# TASK OBJECTIVE:
Without the pictures, extract every line from the start of the material to the line containing "YAxis, CartesianGrid, Legend", both ends included.

# STORED DATA:
[start]

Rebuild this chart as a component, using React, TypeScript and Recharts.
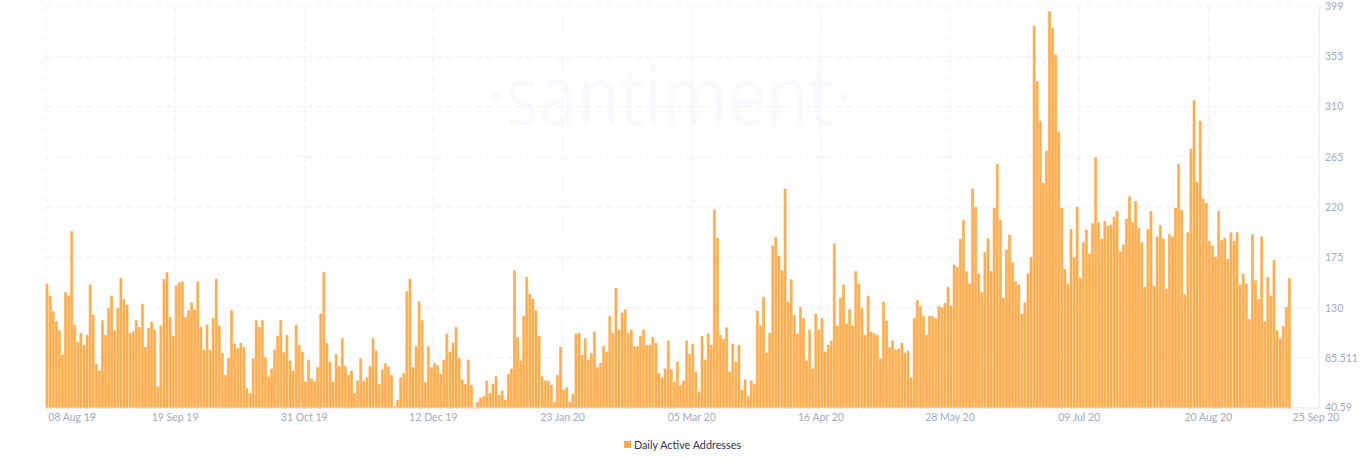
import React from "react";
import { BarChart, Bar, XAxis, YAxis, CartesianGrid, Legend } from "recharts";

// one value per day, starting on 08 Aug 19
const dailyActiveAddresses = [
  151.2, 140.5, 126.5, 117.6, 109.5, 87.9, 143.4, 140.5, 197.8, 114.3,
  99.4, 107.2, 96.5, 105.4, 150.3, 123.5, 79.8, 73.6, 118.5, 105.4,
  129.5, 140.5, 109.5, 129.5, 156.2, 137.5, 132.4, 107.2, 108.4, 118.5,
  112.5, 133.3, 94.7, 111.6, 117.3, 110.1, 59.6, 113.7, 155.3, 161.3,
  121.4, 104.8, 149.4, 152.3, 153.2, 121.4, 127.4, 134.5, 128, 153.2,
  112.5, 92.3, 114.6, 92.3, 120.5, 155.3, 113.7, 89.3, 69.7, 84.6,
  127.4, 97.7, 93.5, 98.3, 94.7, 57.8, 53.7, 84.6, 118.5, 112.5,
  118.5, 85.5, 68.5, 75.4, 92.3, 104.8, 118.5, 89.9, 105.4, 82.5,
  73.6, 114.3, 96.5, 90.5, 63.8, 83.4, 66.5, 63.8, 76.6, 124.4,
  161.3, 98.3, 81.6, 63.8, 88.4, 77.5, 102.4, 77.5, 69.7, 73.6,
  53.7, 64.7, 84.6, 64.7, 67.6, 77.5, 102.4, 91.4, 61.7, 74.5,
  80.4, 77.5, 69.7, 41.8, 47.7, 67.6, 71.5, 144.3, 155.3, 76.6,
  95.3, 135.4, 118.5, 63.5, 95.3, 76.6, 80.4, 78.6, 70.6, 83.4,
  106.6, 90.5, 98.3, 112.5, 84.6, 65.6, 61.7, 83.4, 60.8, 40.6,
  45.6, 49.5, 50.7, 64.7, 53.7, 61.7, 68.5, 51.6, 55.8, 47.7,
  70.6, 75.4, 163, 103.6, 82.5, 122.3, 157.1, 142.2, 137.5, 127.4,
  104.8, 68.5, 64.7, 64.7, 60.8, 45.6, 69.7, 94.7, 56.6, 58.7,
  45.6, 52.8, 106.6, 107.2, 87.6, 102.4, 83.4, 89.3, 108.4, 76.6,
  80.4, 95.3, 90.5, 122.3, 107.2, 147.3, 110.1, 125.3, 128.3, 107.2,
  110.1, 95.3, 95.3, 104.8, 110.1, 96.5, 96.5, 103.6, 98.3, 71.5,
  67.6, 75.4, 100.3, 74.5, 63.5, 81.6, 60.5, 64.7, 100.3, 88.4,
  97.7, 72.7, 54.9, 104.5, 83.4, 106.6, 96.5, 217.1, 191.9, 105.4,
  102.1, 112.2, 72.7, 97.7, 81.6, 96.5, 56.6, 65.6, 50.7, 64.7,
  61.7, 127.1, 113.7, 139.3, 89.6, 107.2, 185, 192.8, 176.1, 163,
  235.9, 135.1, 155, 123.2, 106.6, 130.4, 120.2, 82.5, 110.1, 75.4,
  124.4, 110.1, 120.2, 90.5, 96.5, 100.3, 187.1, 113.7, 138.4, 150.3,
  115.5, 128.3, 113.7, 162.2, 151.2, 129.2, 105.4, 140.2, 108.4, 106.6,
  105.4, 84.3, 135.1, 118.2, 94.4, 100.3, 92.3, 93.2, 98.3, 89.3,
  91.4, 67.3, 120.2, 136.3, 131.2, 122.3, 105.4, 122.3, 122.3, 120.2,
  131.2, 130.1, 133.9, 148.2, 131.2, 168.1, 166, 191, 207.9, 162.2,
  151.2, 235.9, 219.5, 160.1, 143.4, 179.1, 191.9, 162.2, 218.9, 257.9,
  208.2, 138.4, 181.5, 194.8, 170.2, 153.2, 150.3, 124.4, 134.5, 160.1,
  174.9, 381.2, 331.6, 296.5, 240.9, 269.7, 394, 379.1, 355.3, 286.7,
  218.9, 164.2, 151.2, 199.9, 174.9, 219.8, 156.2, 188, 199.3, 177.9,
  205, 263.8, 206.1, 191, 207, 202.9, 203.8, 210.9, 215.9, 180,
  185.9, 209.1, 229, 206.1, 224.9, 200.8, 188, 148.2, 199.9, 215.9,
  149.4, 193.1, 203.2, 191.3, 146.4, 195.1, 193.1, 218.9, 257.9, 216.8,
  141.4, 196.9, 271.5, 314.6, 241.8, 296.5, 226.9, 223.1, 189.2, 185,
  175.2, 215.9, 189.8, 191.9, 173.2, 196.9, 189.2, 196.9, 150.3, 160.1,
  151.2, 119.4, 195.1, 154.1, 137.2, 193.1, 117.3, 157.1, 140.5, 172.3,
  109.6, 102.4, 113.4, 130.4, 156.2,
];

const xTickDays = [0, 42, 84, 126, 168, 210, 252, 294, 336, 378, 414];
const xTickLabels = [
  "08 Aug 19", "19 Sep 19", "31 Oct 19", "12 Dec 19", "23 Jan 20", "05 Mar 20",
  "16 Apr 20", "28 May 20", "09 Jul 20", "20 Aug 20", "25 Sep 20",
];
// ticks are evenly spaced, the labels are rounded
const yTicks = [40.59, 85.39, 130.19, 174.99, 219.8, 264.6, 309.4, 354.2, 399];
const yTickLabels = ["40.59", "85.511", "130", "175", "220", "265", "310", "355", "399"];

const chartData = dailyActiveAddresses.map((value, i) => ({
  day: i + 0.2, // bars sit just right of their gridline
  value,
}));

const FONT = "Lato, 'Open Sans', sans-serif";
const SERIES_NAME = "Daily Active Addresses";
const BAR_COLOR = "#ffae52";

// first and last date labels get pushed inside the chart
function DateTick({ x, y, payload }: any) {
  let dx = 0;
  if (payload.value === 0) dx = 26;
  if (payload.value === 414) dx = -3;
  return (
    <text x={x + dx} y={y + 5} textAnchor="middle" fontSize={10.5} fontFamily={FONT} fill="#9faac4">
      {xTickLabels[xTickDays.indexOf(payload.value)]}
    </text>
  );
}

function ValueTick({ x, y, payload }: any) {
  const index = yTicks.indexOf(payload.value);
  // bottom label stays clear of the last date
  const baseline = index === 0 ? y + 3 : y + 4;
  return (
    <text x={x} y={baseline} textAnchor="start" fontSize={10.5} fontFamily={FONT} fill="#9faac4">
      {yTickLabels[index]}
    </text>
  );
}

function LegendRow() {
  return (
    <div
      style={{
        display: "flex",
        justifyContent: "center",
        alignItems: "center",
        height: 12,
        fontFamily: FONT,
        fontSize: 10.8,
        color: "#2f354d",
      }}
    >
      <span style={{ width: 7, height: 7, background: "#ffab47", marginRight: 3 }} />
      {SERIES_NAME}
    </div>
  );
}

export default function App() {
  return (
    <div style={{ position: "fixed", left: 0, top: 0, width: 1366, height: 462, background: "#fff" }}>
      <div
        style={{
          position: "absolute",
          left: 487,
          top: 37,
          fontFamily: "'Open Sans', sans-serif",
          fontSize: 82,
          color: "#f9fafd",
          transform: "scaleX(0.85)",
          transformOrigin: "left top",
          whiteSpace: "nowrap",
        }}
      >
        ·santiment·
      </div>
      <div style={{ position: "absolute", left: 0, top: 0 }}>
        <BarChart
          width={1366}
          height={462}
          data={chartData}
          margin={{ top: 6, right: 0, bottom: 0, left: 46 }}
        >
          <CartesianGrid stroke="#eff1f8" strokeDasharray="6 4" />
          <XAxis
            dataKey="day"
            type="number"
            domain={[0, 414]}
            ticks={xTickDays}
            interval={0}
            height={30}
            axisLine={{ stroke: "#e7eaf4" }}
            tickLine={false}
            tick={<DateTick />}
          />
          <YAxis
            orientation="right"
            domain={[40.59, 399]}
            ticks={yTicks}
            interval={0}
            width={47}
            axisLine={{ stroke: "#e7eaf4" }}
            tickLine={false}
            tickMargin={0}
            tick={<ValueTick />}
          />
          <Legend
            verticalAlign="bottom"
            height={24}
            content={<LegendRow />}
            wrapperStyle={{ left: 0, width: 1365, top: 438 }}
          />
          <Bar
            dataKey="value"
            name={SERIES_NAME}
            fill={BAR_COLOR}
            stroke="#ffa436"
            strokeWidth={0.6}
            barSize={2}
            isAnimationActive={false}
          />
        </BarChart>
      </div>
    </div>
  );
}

[end]

# THE OUTPUT:
Rebuild this chart as a component, using React, TypeScript and Recharts.
import React from "react";
import { BarChart, Bar, XAxis, YAxis, CartesianGrid, Legend } from "recharts";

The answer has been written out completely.